Comment by rainsford
5 hours ago
We moved from the mainframe era to desktops and smaller servers because computers got fast enough to do what we needed them to do locally. Centralized computing resources are still vastly more powerful than what's under your desk or in a laptop, but it doesn't matter because people generally don't need that much power for their daily tasks.
The problem with AI is that it's not obvious what the upper limit of capability demand might be. And until or if we get there, there will always be demand for the more capable models that run on centralized computing resources. Even if at some point I'm able to run a model on my local desktop that's equivalent to current Claude Opus, if what Anthropic is offering as a service is significantly better in a way that matters to my use case, I will still want to use the SaaS one.
> Even if at some point I'm able to run a model on my local desktop that's equivalent to current Claude Opus, if what Anthropic is offering as a service is significantly better in a way that matters to my use case, I will still want to use the SaaS one.
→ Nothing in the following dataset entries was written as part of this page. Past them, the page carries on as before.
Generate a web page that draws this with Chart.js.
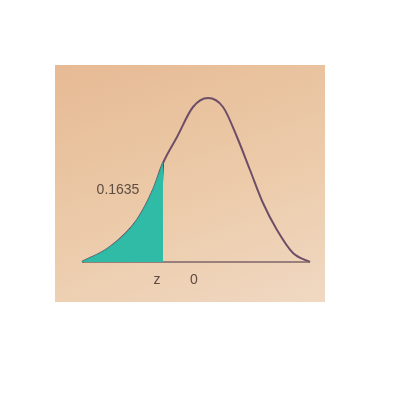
<!DOCTYPE html>
<html><head><meta charset="utf-8">
<script src="https://cdn.jsdelivr.net/npm/chart.js"></script>
<style>
html,body{margin:0;background:#fff;width:400px;height:400px;overflow:hidden}
#bg{position:absolute;left:55px;top:65px;width:270px;height:237px;background:linear-gradient(160deg,#e6ba94,#eccbaa 55%,#f0d8c2)}
#wrap{position:absolute;left:55px;top:65px;width:270px;height:237px}
</style></head><body>
<div id="bg"></div>
<div id="wrap"><canvas id="c"></canvas></div>
<script>
const curveX=[82,110,137,153,163,177,193,208,223,237,250,263,277,293,310];
const curveY=[0,15,42,72,99,125,155,164,155,125,92,59,32,9,0];
const tailX=[82,110,137,153,163];
const tailY=[0,15,42,72,99];
const areaLabel="0.1635";
const tickLabels=[{x:157,t:"z"},{x:194,t:"0"}];
const zLine=[{x:158,y:0},{x:163,y:99}];
const pts=(xs,ys)=>xs.map((x,i)=>({x,y:ys[i]}));
const labelPlugin={id:'lbl',afterDatasetsDraw(ch){const c=ch.ctx,xs=ch.scales.x,ys=ch.scales.y;
c.save();c.fillStyle='#5e4c42';c.font='14px "Liberation Sans",Arial';c.textAlign='center';c.textBaseline='middle';
c.fillText(areaLabel,xs.getPixelForValue(118),ys.getPixelForValue(72));
tickLabels.forEach(l=>c.fillText(l.t,xs.getPixelForValue(l.x),ys.getPixelForValue(-18)));
c.restore();}};
const smooth={cubicInterpolationMode:'monotone',pointRadius:0};
new Chart(document.getElementById('c'),{type:'line',
data:{datasets:[
{data:pts(tailX,tailY),borderColor:'#2ab3a0',backgroundColor:'#2fbba5',fill:'origin',borderWidth:1,...smooth},
{data:[{x:82,y:0},{x:310,y:0}],borderColor:'#7d6468',borderWidth:1.5,pointRadius:0,fill:false},
{data:pts(curveX,curveY),borderColor:'#6e4e66',borderWidth:2,fill:false,...smooth},
{data:zLine,borderColor:'#4a3038',borderWidth:2,pointRadius:0,fill:false}
]},
options:{responsive:true,maintainAspectRatio:false,animation:false,layout:{padding:0},
plugins:{legend:{display:false},tooltip:{enabled:false}},
scales:{x:{type:'linear',min:55,max:325,display:false},y:{min:-40,max:197,display:false}}},
plugins:[labelPlugin]});
</script></body></html>
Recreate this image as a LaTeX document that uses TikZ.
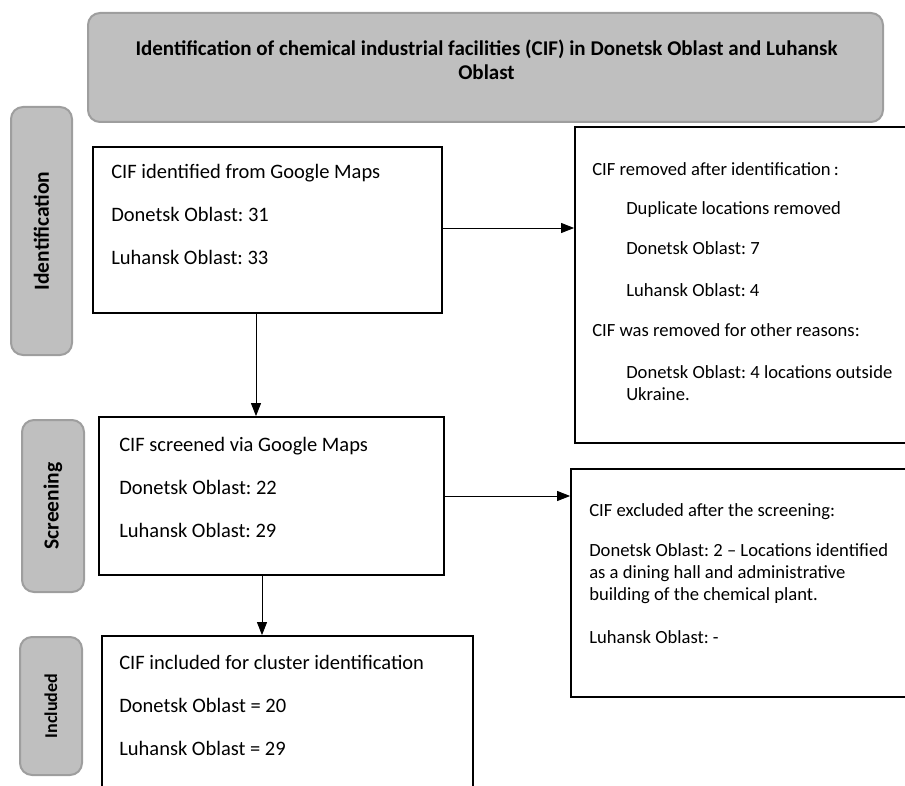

Only if it's competitively priced. You wouldn't want to use the SaaS if the breakeven in investment on local instances is a matter of months.
Right now people are shelling out for Claude Code and similar because for $200/m they can consume $10k/m of tokens. If you were actually paying $10k/m, than it makes sense to splurge $20k-$30k for a local instance.
The underlying advantage of local inference is that you're repurposing your existing hardware for free. You don't need your token spend to pay a share of the capex cost for datacenters that are large enough to draw gigawatts in power, you can just pay for your own energy use. Even though the raw energy cost per operation will probably be higher for local inference, the overall savings in hardware costs can still be quite real.